Question

Find the solution set for each equation.$$|5 x-8|=|3 x+2|$$

Answer

**step1** Understanding the Nature of the Equation

The given equation is $$|5x-8|=|3x+2|$$. This is an absolute value equation. An absolute value equation of the form $$|A|=|B|$$ means that the expressions inside the absolute values are either equal to each other or one is the negative of the other. This property is fundamental to finding the values of $$x$$ that satisfy such an equation.

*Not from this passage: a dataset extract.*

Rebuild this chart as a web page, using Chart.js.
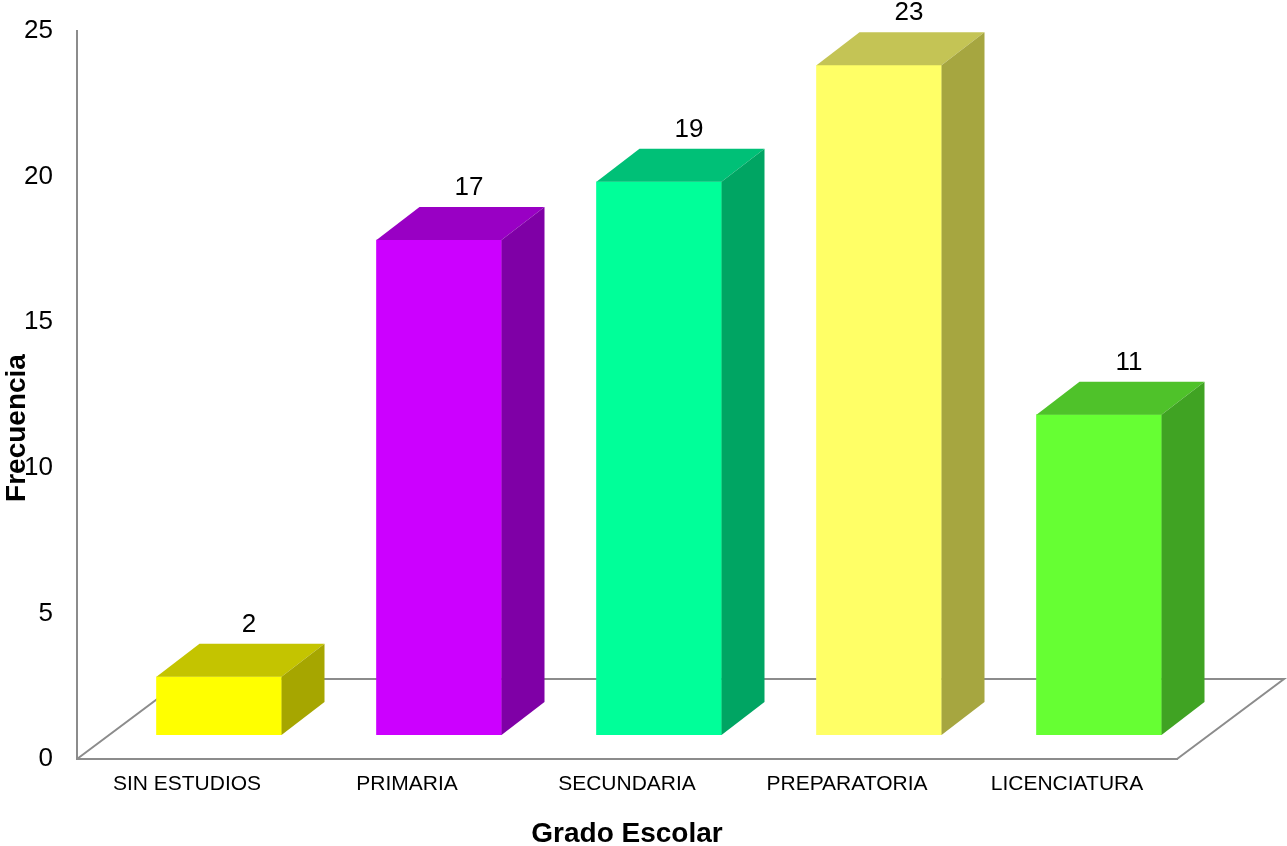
<!DOCTYPE html>
<html>
<head>
<meta charset="utf-8">
<script src="https://cdn.jsdelivr.net/npm/chart.js@4.4.1/dist/chart.umd.min.js"></script>
<style>
  html, body { margin: 0; padding: 0; background: #fff; }
  #wrap { width: 1287px; height: 846px; position: relative; }
</style>
</head>
<body>
<div id="wrap"><canvas id="gradoChart"></canvas></div>
<script>
// datos del gráfico
const categorias = ["SIN ESTUDIOS", "PRIMARIA", "SECUNDARIA", "PREPARATORIA", "LICENCIATURA"];
const frecuencias = [2, 17, 19, 23, 11];
const ticksY = [0, 5, 10, 15, 20, 25];

// colores: frente / arriba / lado
const colorFrente = ["#FFFF00", "#CC00FF", "#00FF99", "#FFFF66", "#66FF33"];
const colorArriba = ["#C4C400", "#9900C4", "#00C077", "#C4C455", "#4FC22A"];
const colorLado = ["#A6A600", "#7F00A6", "#00A563", "#A6A640", "#40A323"];

const FONT = "Arial, 'Liberation Sans', sans-serif";

// desplazamientos de la perspectiva
const PISO_DX = 107, PISO_DY = -80;  // profundidad del piso
const BAR_DX = 32, BAR_DY = -24;     // posición del frente de la barra
const PROF_DX = 43, PROF_DY = -33;   // profundidad de la barra

const barras3d = {
  id: "barras3d",
  beforeDatasetsDraw(chart) {
    const { ctx, chartArea: a } = chart;
    // piso
    ctx.save();
    ctx.strokeStyle = "#8c8c8c";
    ctx.lineWidth = 2;
    ctx.beginPath();
    ctx.moveTo(a.left, a.bottom);
    ctx.lineTo(a.left + PISO_DX, a.bottom + PISO_DY);
    ctx.lineTo(a.right + PISO_DX, a.bottom + PISO_DY);
    ctx.lineTo(a.right, a.bottom);
    ctx.stroke();

    // título del eje Y (no centrado, como en el original)
    ctx.translate(17, 428);
    ctx.rotate(-Math.PI / 2);
    ctx.fillStyle = "#000";
    ctx.font = "bold 28px " + FONT;
    ctx.textAlign = "center";
    ctx.textBaseline = "middle";
    ctx.fillText("Frecuencia", 0, 0);
    ctx.restore();
  },
  beforeDatasetDraw(chart) {
    chart.ctx.save();
    chart.ctx.translate(BAR_DX, BAR_DY);
  },
  afterDatasetDraw(chart) {
    chart.ctx.restore();
  },
  afterDatasetsDraw(chart) {
    const { ctx } = chart;
    const meta = chart.getDatasetMeta(0);
    meta.data.forEach((bar, i) => {
      const p = bar.getProps(["x", "y", "base", "width"], true);
      const xl = p.x - p.width / 2 + BAR_DX;
      const xr = p.x + p.width / 2 + BAR_DX;
      const yt = p.y + BAR_DY;
      const yb = p.base + BAR_DY;

      // cara superior
      ctx.fillStyle = colorArriba[i];
      ctx.beginPath();
      ctx.moveTo(xl, yt);
      ctx.lineTo(xl + PROF_DX, yt + PROF_DY);
      ctx.lineTo(xr + PROF_DX, yt + PROF_DY);
      ctx.lineTo(xr, yt);
      ctx.closePath();
      ctx.fill();

      // cara lateral
      ctx.fillStyle = colorLado[i];
      ctx.beginPath();
      ctx.moveTo(xr, yt);
      ctx.lineTo(xr + PROF_DX, yt + PROF_DY);
      ctx.lineTo(xr + PROF_DX, yb + PROF_DY);
      ctx.lineTo(xr, yb);
      ctx.closePath();
      ctx.fill();

      // etiqueta de valor
      ctx.fillStyle = "#000";
      ctx.font = "26px " + FONT;
      ctx.textAlign = "center";
      ctx.textBaseline = "middle";
      ctx.fillText(String(frecuencias[i]), (xl + xr) / 2 + 30, yt - 52);
    });
  }
};

new Chart(document.getElementById("gradoChart"), {
  type: "bar",
  data: {
    labels: categorias,
    datasets: [{
      label: "Frecuencia",
      data: frecuencias,
      backgroundColor: colorFrente,
      borderWidth: 0,
      barThickness: 125
    }]
  },
  options: {
    responsive: true,
    maintainAspectRatio: false,
    animation: false,
    layout: { padding: { top: 31, right: 110, left: 0, bottom: 0 } },
    plugins: {
      legend: { display: false },
      tooltip: { enabled: false }
    },
    scales: {
      y: {
        min: 0,
        max: 25,
        afterBuildTicks(scale) {
          scale.ticks = ticksY.map((v) => ({ value: v }));
        },
        afterFit(scale) {
          scale.width = 77;
          scale.paddingTop = 0;
          scale.paddingBottom = 0;
        },
        grid: { display: false, drawTicks: false },
        border: { display: true, color: "#8c8c8c", width: 2 },
        ticks: {
          padding: 24,
          color: "#000",
          font: { family: FONT, size: 26 }
        }
      },
      x: {
        afterFit(scale) {
          scale.height = 87;
          scale.paddingLeft = 0;
          scale.paddingRight = 0;
        },
        grid: { display: false, drawTicks: false },
        border: { display: true, color: "#8c8c8c", width: 2 },
        ticks: {
          padding: 13,
          maxRotation: 0,
          autoSkip: false,
          color: "#000",
          font: { family: FONT, size: 21 }
        },
        title: {
          display: true,
          text: "Grado Escolar",
          color: "#000",
          padding: { top: 28, bottom: -5 },
          font: { family: FONT, size: 28, weight: "bold" }
        }
      }
    }
  },
  plugins: [barras3d]
});
</script>
</body>
</html>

**step2** Setting up the First Case

The first case arises when the expressions inside the absolute values are equal. That is, $$A = B$$. So, we set $$5x-8$$ equal to $$3x+2$$. This gives us the equation: $$5x - 8 = 3x + 2$$

**step3** Solving the First Case

To solve the first equation, $$5x - 8 = 3x + 2$$, we perform operations to isolate the variable $$x$$.
First, subtract $$3x$$ from both sides of the equation to gather the $$x$$ terms on one side:
$$5x - 3x - 8 = 3x - 3x + 2$$
$$2x - 8 = 2$$
Next, add $$8$$ to both sides of the equation to isolate the term with $$x$$:
$$2x - 8 + 8 = 2 + 8$$
$$2x = 10$$
Finally, divide both sides by $$2$$ to find the value of $$x$$:
$$\frac{2x}{2} = \frac{10}{2}$$
$$x = 5$$
This is the first value of $$x$$ that satisfies the original equation.

**step4** Setting up the Second Case

The second case arises when one expression inside the absolute value is equal to the negative of the other. That is, $$A = -B$$. So, we set $$5x-8$$ equal to the negative of the expression $$(3x+2)$$. This gives us the equation: $$5x - 8 = -(3x + 2)$$

**step5** Solving the Second Case

To solve the second equation, $$5x - 8 = -(3x + 2)$$, we first distribute the negative sign on the right side of the equation:
$$5x - 8 = -3x - 2$$
Next, add $$3x$$ to both sides of the equation to bring all $$x$$ terms to one side:
$$5x + 3x - 8 = -3x + 3x - 2$$
$$8x - 8 = -2$$
Then, add $$8$$ to both sides of the equation to isolate the term with $$x$$:
$$8x - 8 + 8 = -2 + 8$$
$$8x = 6$$
Finally, divide both sides by $$8$$ to find the value of $$x$$:
$$\frac{8x}{8} = \frac{6}{8}$$
The fraction $$\frac{6}{8}$$ can be simplified by dividing both the numerator and the denominator by their greatest common divisor, which is $$2$$:
$$x = \frac{6 \div 2}{8 \div 2}$$
$$x = \frac{3}{4}$$
This is the second value of $$x$$ that satisfies the original equation.

**step6** Stating the Solution Set

The values of $$x$$ that satisfy the original equation $$|5x-8|=|3x+2|$$ are $$5$$ and $$\frac{3}{4}$$. Therefore, the complete solution set for the equation is written as a set of these values: $$\left\{ \frac{3}{4}, 5 \right\}$$.